**Instructions for the task:** Pictures excluded, return the lines below from the first through the line holding "dist = [15, 20, 25, 28, 30, 32, 35]".

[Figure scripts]
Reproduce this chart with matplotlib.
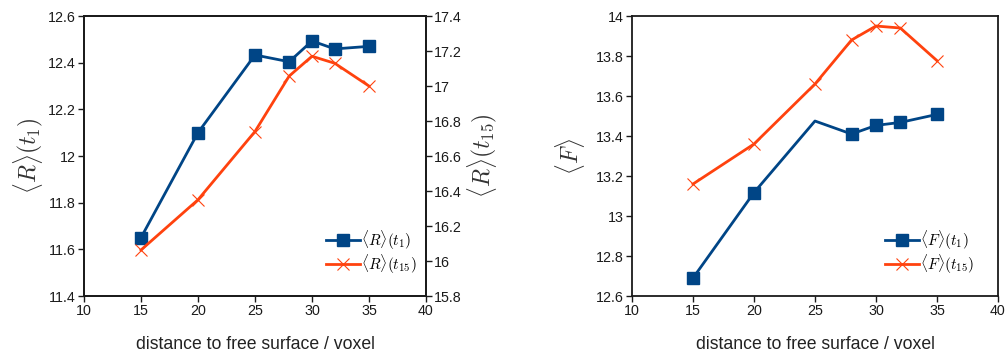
import numpy as np
from matplotlib import pyplot as plt

plt.rcParams['font.family'] = ['Liberation Sans', 'DejaVu Sans']
plt.rcParams['mathtext.fontset'] = 'cm'

# distance to free surface (voxel)
dist = [15, 20, 25, 28, 30, 32, 35]

# mean radius at t1 (left axis) and t15 (right axis)
r_t1 = [11.65, 12.10, 12.433, 12.404, 12.493, 12.459, 12.47]
r_t15 = [16.063, 16.35, 16.74, 17.057, 17.17, 17.13, 17.0]

# mean F at t1 and t15
f_t1 = [12.69, 13.117, 13.475, 13.41, 13.453, 13.468, 13.508]
f_t15 = [13.16, 13.36, 13.66, 13.88, 13.95, 13.94, 13.777]

blue = '#004586'
orange = '#ff420e'
spine_col = '#1a1a1a'


def style_axes(ax):
    for s in ax.spines.values():
        s.set_color(spine_col)
        s.set_linewidth(1.3)
    ax.tick_params(direction='out', length=4, width=1.0, labelsize=10.3,
                   colors=spine_col, pad=2)


def add_legend(ax, handles, x_anchor):
    ax.legend(handles=handles, loc='lower right',
              bbox_to_anchor=(x_anchor, 0.04), frameon=False, fontsize=11,
              handlelength=2.2, handletextpad=0.1, labelspacing=0.05,
              borderaxespad=0.2)


fig = plt.figure(figsize=(10.07, 3.52), dpi=100)

# left panel: <R>
ax1 = fig.add_axes([0.0834, 0.159, 0.3396, 0.7955])
ax2 = ax1.twinx()
l1, = ax1.plot(dist, r_t1, color=blue, lw=2.0, marker='s', ms=8,
               label=r'$\langle R\rangle(t_1)$')
l2, = ax2.plot(dist, r_t15, color=orange, lw=2.0, marker='x', ms=8, mew=0.8,
               label=r'$\langle R\rangle(t_{15})$')
ax1.set_xlim(10, 40)
ax1.set_ylim(11.4, 12.6)
ax2.set_ylim(15.8, 17.4)
ax1.set_xticks(np.arange(10, 41, 5))
ax1.set_yticks(np.arange(11.4, 12.61, 0.2))
ax2.set_yticks(np.arange(15.8, 17.41, 0.2))
ax1.set_yticklabels(['11.4', '11.6', '11.8', '12', '12.2', '12.4', '12.6'])
ax2.set_yticklabels(['15.8', '16', '16.2', '16.4', '16.6', '16.8', '17',
                     '17.2', '17.4'])
style_axes(ax1)
style_axes(ax2)
ax1.set_xlabel('distance to free surface / voxel', fontsize=12.7,
               labelpad=13, color='#222222')
ax1.set_ylabel(r'$\langle R\rangle(t_1)$', fontsize=17, color='#333333',
               labelpad=2)
ax2.set_ylabel(r'$\langle R\rangle(t_{15})$', fontsize=17, color='#333333',
               labelpad=2)
add_legend(ax1, [l1, l2], 1.0)

# right panel: <F>
ax3 = fig.add_axes([0.6276, 0.159, 0.3634, 0.7955])
l3, = ax3.plot(dist, f_t1, color=blue, lw=2.0, marker='s', ms=8,
               markevery=[0, 1, 3, 4, 5, 6], label=r'$\langle F\rangle(t_1)$')
l4, = ax3.plot(dist, f_t15, color=orange, lw=2.0, marker='x', ms=8, mew=0.8,
               label=r'$\langle F\rangle(t_{15})$')
ax3.set_xlim(10, 40)
ax3.set_ylim(12.6, 14)
ax3.set_xticks(np.arange(10, 41, 5))
ax3.set_yticks(np.arange(12.6, 14.01, 0.2))
ax3.set_yticklabels(['12.6', '12.8', '13', '13.2', '13.4', '13.6', '13.8', '14'])
style_axes(ax3)
ax3.set_xlabel('distance to free surface / voxel', fontsize=12.7,
               labelpad=13, color='#222222')
ax3.set_ylabel(r'$\langle F\rangle$', fontsize=17, color='#333333', labelpad=6)
add_legend(ax3, [l3, l4], 0.96)

plt.savefig('out.png', dpi=100)
plt.close()
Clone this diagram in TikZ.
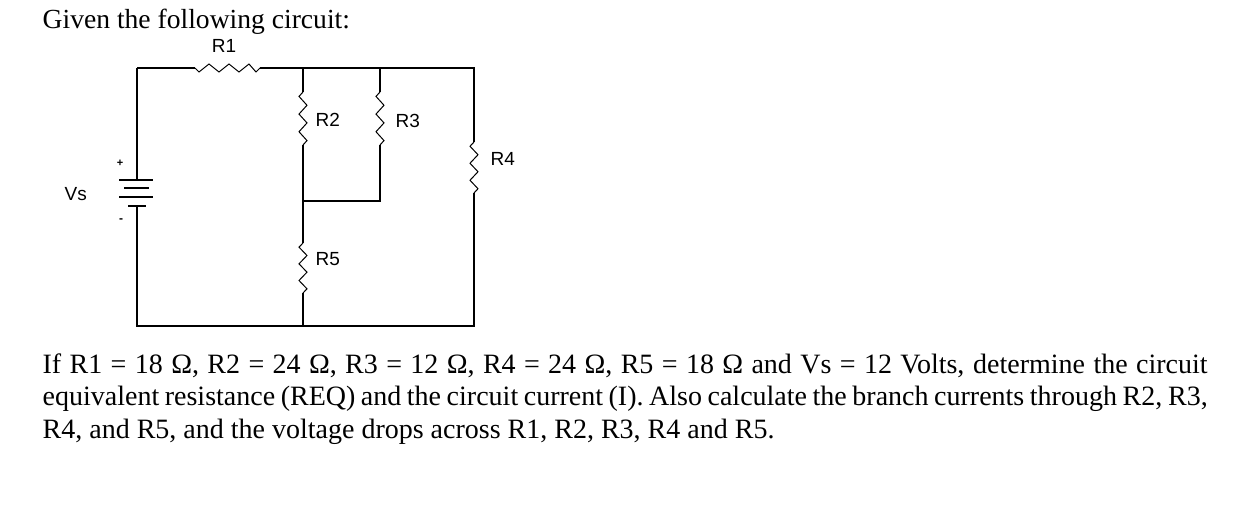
\documentclass[tikz,border=0pt]{standalone}
\usepackage{fontspec}
\setmainfont{Liberation Serif}
\newfontfamily\lab{Liberation Sans}
\begin{document}
\begin{tikzpicture}[x=1pt,y=-1pt,line width=1.3pt,
  lbl/.style={font=\lab\fontsize{19}{21}\selectfont,inner sep=0pt,anchor=west},
  zz/.style={line width=1pt}]
\useasboundingbox (0,0) rectangle (1259,511);
\node[anchor=base west,inner sep=0pt,font=\fontsize{27.6}{30}\selectfont] (title) at (42,29) {Given the following circuit:};
% coordinates
\coordinate (TL) at (137,68); \coordinate (TR) at (474,68);
\coordinate (BL) at (137,326); \coordinate (BR) at (474,326);
\coordinate (A) at (303,68); \coordinate (B) at (380,68);
\coordinate (J) at (303,201); \coordinate (K) at (380,201);
\coordinate (D) at (303,326);
% wires
\draw (TL) -- (137,180);
\draw (137,206) -- (BL) -- (BR) -- (474,193);
\draw (474,142) -- (TR) -- (260,68);
\draw (195,68) -- (TL);
\draw (A) -- (303,92); \draw (303,145) -- (J) -- (303,243); \draw (303,293) -- (D);
\draw (B) -- (380,92); \draw (380,145) -- (K) -- (J);
% R1 horizontal zigzag
\draw[zz] (195,68) -- (199,72) -- (209,64) -- (219,72) -- (229,64) -- (239,72) -- (249,64) -- (256,72) -- (260,68);
% vertical zigzags
\foreach \x/\ya/\yb in {303/92/145, 380/92/145, 474/142/193, 303/243/293}{
  \pgfmathsetmacro{\h}{(\yb-\ya)/6}
  \draw[zz] (\x,\ya) -- (\x-4,\ya+0.5*\h) -- (\x+4,\ya+1.5*\h) -- (\x-4,\ya+2.5*\h) -- (\x+4,\ya+3.5*\h) -- (\x-4,\ya+4.5*\h) -- (\x+4,\ya+5.5*\h) -- (\x,\yb);
}
% battery
\draw (119,180) -- (153,180);
\draw (124,188) -- (149,188);
\draw (119,197) -- (153,197);
\draw (128,206) -- (146,206);
\node[font=\lab\bfseries\fontsize{11}{12}\selectfont,inner sep=0pt] (plus) at (120,163) {+};
\node[font=\lab\bfseries\fontsize{12}{12}\selectfont,inner sep=0pt] (minus) at (121,221) {-};
\node[lbl] (vs) at (64,194) {Vs};
\node[lbl,anchor=center] (r1) at (224,46) {R1};
\node[lbl] (r2) at (315,120) {R2};
\node[lbl] (r3) at (395,121) {R3};
\node[lbl] (r4) at (490,159) {R4};
\node[lbl] (r5) at (315,259) {R5};
\node[anchor=north west,inner sep=0pt,text width=1165pt,align=justify,font=\fontsize{28}{32.5}\selectfont] (para) at (42,353)
{If R1 = 18 Ω, R2 = 24 Ω, R3 = 12 Ω, R4 = 24 Ω, R5 = 18 Ω and Vs = 12 Volts, determine the circuit\linebreak equivalent resistance (REQ) and the circuit current (I). Also calculate the branch currents through R2, R3,\linebreak R4, and R5, and the voltage drops across R1, R2, R3, R4 and R5.\par};
\end{tikzpicture}
\end{document}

**Result of the exercise:**
Reproduce this chart with matplotlib.
import numpy as np
from matplotlib import pyplot as plt

plt.rcParams['font.family'] = ['Liberation Sans', 'DejaVu Sans']
plt.rcParams['mathtext.fontset'] = 'cm'

# distance to free surface (voxel)
dist = [15, 20, 25, 28, 30, 32, 35]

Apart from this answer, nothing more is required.